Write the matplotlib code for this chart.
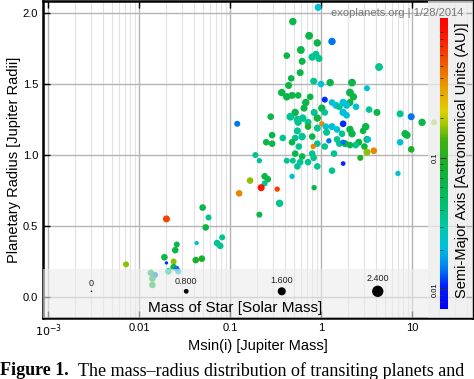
import numpy as np
import matplotlib
matplotlib.use("Agg")
import matplotlib.pyplot as plt
from matplotlib.colors import LinearSegmentedColormap, LogNorm
from matplotlib.ticker import FixedLocator, NullFormatter

plt.rcParams['font.family'] = ['Liberation Sans', 'DejaVu Sans']

# planet mass [Jupiter masses], radius [Jupiter radii], semi-major axis [AU], star mass [Msun]
planet_mass = [
    0.93, 0.49, 0.74, 0.91, 1.32, 0.60, 0.42, 0.62, 0.80, 0.88,
    0.95, 4.34, 0.59, 0.47, 0.83, 1.00, 1.26, 2.19, 0.44, 3.20,
    0.37, 0.42, 0.48, 0.56, 0.76, 2.08, 2.27, 2.08, 1.10, 0.68,
    0.65, 1.32, 1.46, 1.59, 1.75, 1.91, 1.02, 1.10, 0.84, 1.75,
    1.91, 2.42, 3.37, 4.12, 7.40, 9.80, 12.9, 17.5, 0.12, 0.28,
    0.52, 0.46, 0.55, 0.63, 0.56, 0.72, 0.91, 1.02, 0.72, 0.91,
    1.13, 1.15, 1.75, 1.32, 1.50, 1.70, 2.08, 2.19, 3.10, 2.90,
    0.55, 0.62, 0.52, 0.80, 0.91, 1.22, 1.10, 1.59, 0.38, 0.29,
    0.25, 0.29, 0.48, 0.57, 0.82, 3.20, 2.60, 3.30, 2.40, 1.84,
    2.08, 1.75, 1.50, 8.40, 8.80, 7.40, 9.80, 3.00, 3.20, 3.80,
    1.39, 2.70, 1.75, 1.32, 7.00, 0.91, 0.80, 0.83, 0.72, 0.62,
    0.59, 0.52, 0.42, 0.49, 0.55, 0.48, 0.84, 0.24, 0.26, 0.24,
    0.19, 0.21, 0.166, 0.22, 0.33, 0.126, 0.35, 0.21, 0.050, 0.058,
    0.020, 0.054, 0.082, 0.072, 0.078, 0.043, 0.026, 0.025, 0.019, 0.020,
    0.024, 0.024, 0.042, 0.049, 0.0072, 0.021, 0.027, 0.026, 0.0135, 0.015,
    0.014, 0.014,
]
planet_radius = [
    2.04, 1.94, 1.84, 1.79, 1.80, 1.74, 1.70, 1.66, 1.69, 1.71,
    1.68, 1.62, 1.58, 1.54, 1.52, 1.50, 1.51, 1.51, 1.49, 1.47,
    1.44, 1.41, 1.42, 1.42, 1.41, 1.44, 1.41, 1.37, 1.39, 1.37,
    1.33, 1.37, 1.35, 1.34, 1.37, 1.35, 1.33, 1.30, 1.30, 1.30,
    1.28, 1.34, 1.32, 1.30, 1.29, 1.27, 1.23, 1.23, 1.22, 1.27,
    1.30, 1.27, 1.25, 1.26, 1.23, 1.23, 1.26, 1.22, 1.20, 1.19,
    1.20, 1.16, 1.22, 1.20, 1.18, 1.15, 1.18, 1.15, 1.20, 1.17,
    1.17, 1.13, 1.12, 1.13, 1.08, 1.10, 1.06, 1.08, 1.12, 1.14,
    1.09, 1.08, 1.09, 1.06, 1.06, 1.11, 1.09, 1.11, 1.07, 1.08,
    1.07, 1.09, 1.11, 1.15, 1.14, 1.09, 1.04, 1.06, 1.02, 1.03,
    1.01, 0.98, 0.94, 0.89, 0.87, 0.92, 1.01, 0.98, 0.95, 0.99,
    0.95, 1.01, 0.96, 0.96, 0.92, 0.85, 0.77, 0.85, 0.83, 0.80,
    1.00, 0.96, 0.82, 0.77, 0.76, 0.73, 0.66, 0.58, 0.63, 0.56,
    0.55, 0.49, 0.42, 0.38, 0.36, 0.38, 0.37, 0.33, 0.28, 0.24,
    0.25, 0.21, 0.26, 0.27, 0.23, 0.18, 0.18, 0.20, 0.17, 0.155,
    0.13, 0.085,
]
semi_major = [
    0.022, 0.065, 0.065, 0.065, 0.014, 0.065, 0.065, 0.065, 0.035, 0.035,
    0.035, 0.035, 0.065, 0.065, 0.035, 0.022, 0.065, 0.065, 0.065, 0.022,
    0.065, 0.065, 0.065, 0.065, 0.065, 0.065, 0.065, 0.065, 0.011, 0.065,
    0.065, 0.022, 0.022, 0.035, 0.022, 0.022, 0.065, 0.035, 0.035, 0.022,
    0.022, 0.022, 0.035, 0.065, 0.035, 0.014, 0.065, 0.17, 0.014, 0.065,
    0.065, 0.035, 0.035, 0.035, 0.035, 0.035, 0.065, 0.40, 0.09, 0.035,
    0.022, 0.035, 0.011, 0.022, 0.022, 0.035, 0.065, 0.065, 0.065, 0.065,
    0.035, 0.035, 0.035, 0.065, 0.035, 0.014, 0.035, 0.035, 0.035, 0.065,
    0.065, 0.065, 0.065, 0.035, 0.40, 0.065, 0.065, 0.022, 0.035, 0.065,
    0.065, 0.014, 0.035, 0.065, 0.065, 0.022, 0.09, 0.065, 0.17, 0.40,
    0.035, 0.09, 0.011, 0.035, 0.022, 0.035, 0.035, 0.035, 0.035, 0.065,
    0.035, 0.065, 0.035, 0.035, 0.035, 0.022, 0.065, 0.065, 0.065, 0.035,
    0.035, 0.035, 0.17, 0.90, 0.60, 0.40, 0.035, 0.065, 0.065, 0.035,
    0.60, 0.065, 0.035, 0.035, 0.035, 0.022, 0.065, 0.065, 0.065, 0.011,
    0.17, 0.065, 0.09, 0.09, 0.17, 0.035, 0.022, 0.014, 0.065, 0.014,
    0.065, 0.065,
]
star_mass = [
    1.35, 1.45, 1.55, 1.45, 1.45, 1.55, 1.25, 1.35, 1.45, 1.35,
    1.35, 1.55, 1.35, 1.25, 1.35, 1.25, 1.45, 1.55, 1.35, 1.10,
    1.45, 1.45, 1.35, 1.25, 1.25, 1.55, 1.45, 1.35, 1.10, 1.45,
    1.35, 1.25, 1.35, 1.25, 1.45, 1.35, 1.45, 1.25, 1.35, 1.45,
    1.25, 1.25, 1.25, 1.35, 1.35, 1.35, 1.45, 1.10, 1.10, 1.25,
    1.45, 1.55, 1.45, 1.45, 1.35, 1.35, 1.45, 0.95, 1.25, 1.35,
    1.25, 1.35, 1.25, 1.35, 1.25, 1.25, 1.45, 1.45, 1.45, 1.25,
    1.35, 1.45, 1.25, 1.25, 1.25, 0.95, 1.25, 1.25, 1.25, 1.25,
    1.25, 1.25, 1.25, 1.25, 0.95, 1.35, 1.35, 1.10, 1.25, 1.35,
    1.25, 0.95, 1.25, 1.45, 1.45, 1.25, 1.25, 1.25, 1.35, 1.25,
    1.25, 1.10, 0.80, 1.25, 0.95, 1.25, 1.25, 1.25, 1.25, 1.25,
    1.25, 1.25, 1.10, 1.10, 1.25, 0.95, 0.95, 1.25, 1.25, 1.10,
    1.10, 0.95, 1.25, 1.35, 0.95, 1.25, 1.45, 1.10, 1.25, 1.10,
    1.35, 1.25, 1.10, 1.25, 1.25, 0.70, 1.10, 1.25, 1.25, 0.45,
    1.10, 1.25, 1.25, 1.25, 1.10, 1.25, 1.10, 0.95, 1.25, 1.10,
    1.25, 1.25,
]

legend_star_mass = [0.0, 0.8, 1.6, 2.4]
legend_x = [0.0030, 0.033, 0.37, 4.2]
legend_labels = ["0", "0.800", "1.600", "2.400"]


def marker_size(m):
    d_px = 1.5 + 4.1 * np.asarray(m)
    return (d_px * 0.72) ** 2


cmap = LinearSegmentedColormap.from_list("sma", [
    (0.00, "#0000ff"), (0.08, "#0020ff"), (0.14, "#0080f0"), (0.21, "#00c0e0"),
    (0.28, "#00c8a8"), (0.36, "#00c070"), (0.48, "#10b030"), (0.58, "#40b010"),
    (0.64, "#a8c800"), (0.68, "#e0d000"), (0.76, "#e8a000"), (0.84, "#f06000"),
    (0.92, "#ff2000"), (1.00, "#ff0000")])
norm = LogNorm(vmin=0.0071, vmax=1.15)

fig = plt.figure(figsize=(4.74, 3.79), dpi=100)
ax = fig.add_axes([43 / 474, 61 / 379, 430 / 474, 317 / 379])
ax.set_xscale("log")
ax.set_xlim(8.8e-4, 46.8)
ax.set_ylim(-0.148, 2.085)

# grid
ax.set_axisbelow(True)
ax.xaxis.set_minor_locator(FixedLocator([k * 10.0 ** e for e in range(-4, 2) for k in range(2, 10)]))
ax.xaxis.set_minor_formatter(NullFormatter())
ax.grid(which="major", color="#b4b4b4", lw=1.0)
ax.grid(which="minor", axis="x", color="#e2e2e2", lw=0.8)

sc = ax.scatter(planet_mass, planet_radius, c=semi_major, s=marker_size(star_mass),
                cmap=cmap, norm=norm, linewidths=0, zorder=3)

# grey panels
ax.axhspan(-0.148, 0.197, xmin=0, xmax=385 / 430, color="#ececec", alpha=0.6, lw=0, zorder=4)
ax.axvspan(15.0, 46.8, color="#ececec", alpha=0.75, lw=0, zorder=4)

# star mass legend
ax.scatter(legend_x, [0.04] * 4, s=marker_size(legend_star_mass), c="k", linewidths=0, zorder=6)
for xv, m, lab in zip(legend_x, legend_star_mass, legend_labels):
    ax.annotate(lab, (xv, 0.04), xytext=(0, (1.5 + 4 * m) * 0.36 + 2), textcoords="offset points",
                ha="center", va="bottom", fontsize=6.5, color="#222222", zorder=6)
ax.text(0.113, -0.075, "Mass of Star [Solar Mass]", ha="center", va="center", fontsize=11, zorder=6)

ax.set_xticks([1e-3, 1e-2, 1e-1, 1, 10])
ax.set_xticklabels([r"$10^{-3}$", "0.01", "0.1", "1", "10"])
ax.set_yticks([0.0, 0.5, 1.0, 1.5, 2.0])
ax.set_yticklabels(["0.0", "0.5", "1.0", "1.5", "2.0"])
ax.tick_params(which="major", direction="in", length=5, width=1, top=True, right=True, labelsize=8)
ax.tick_params(which="minor", length=0)
for s in ax.spines.values():
    s.set_linewidth(1.8)
ax.set_xlabel("Msin(i) [Jupiter Mass]", fontsize=10.5, labelpad=0)
ax.set_ylabel("Planetary Radius [Jupiter Radii]", fontsize=10.5, labelpad=1)

# colour bar
cax = fig.add_axes([440 / 474, 70 / 379, 8 / 474, 291 / 379])
cb = fig.colorbar(sc, cax=cax)
cb.outline.set_visible(False)
cax.yaxis.set_ticks_position("left")
cax.yaxis.set_label_position("left")
cax.set_yticks([0.01, 0.1])
cax.set_yticklabels(["0.01", "0.1"])
cax.tick_params(which="both", direction="in", color="#333333", labelsize=5.5, pad=1)
cax.tick_params(which="major", length=4)
cax.tick_params(which="minor", length=2)
for lab in cax.get_yticklabels():
    lab.set_rotation(90)
    lab.set_va("center")

fig.text(462 / 474, 1 - 160 / 379, "Semi-Major Axis [Astronomical Units (AU)]", rotation=90,
         ha="center", va="center", fontsize=10.5)
fig.text(463 / 474, 1 - 13 / 379, "exoplanets.org | 1/28/2014", ha="right", va="center",
         fontsize=8, color="#777777", zorder=10)

fig.text(0.0, 1 - 362 / 379, "Figure 1.", ha="left", va="top", fontsize=13,
         family="Liberation Serif", weight="bold")
fig.text(0.165, 1 - 362 / 379, "The mass\u2013radius distribution of transiting planets and",
         ha="left", va="top", fontsize=13, family="Liberation Serif")

fig.savefig("out.png", dpi=100)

■ OBJECTIVE
Please quote the lines of the material, beginning with the first and ending with the one that contains "plt.rcParams['font.family'] = ['Liberation", exactly as written and without any pictures.

■ REPLY
Write the matplotlib code for this chart.
import numpy as np
import matplotlib
matplotlib.use("Agg")
import matplotlib.pyplot as plt
from matplotlib.colors import LinearSegmentedColormap, LogNorm
from matplotlib.ticker import FixedLocator, NullFormatter

plt.rcParams['font.family'] = ['Liberation Sans', 'DejaVu Sans']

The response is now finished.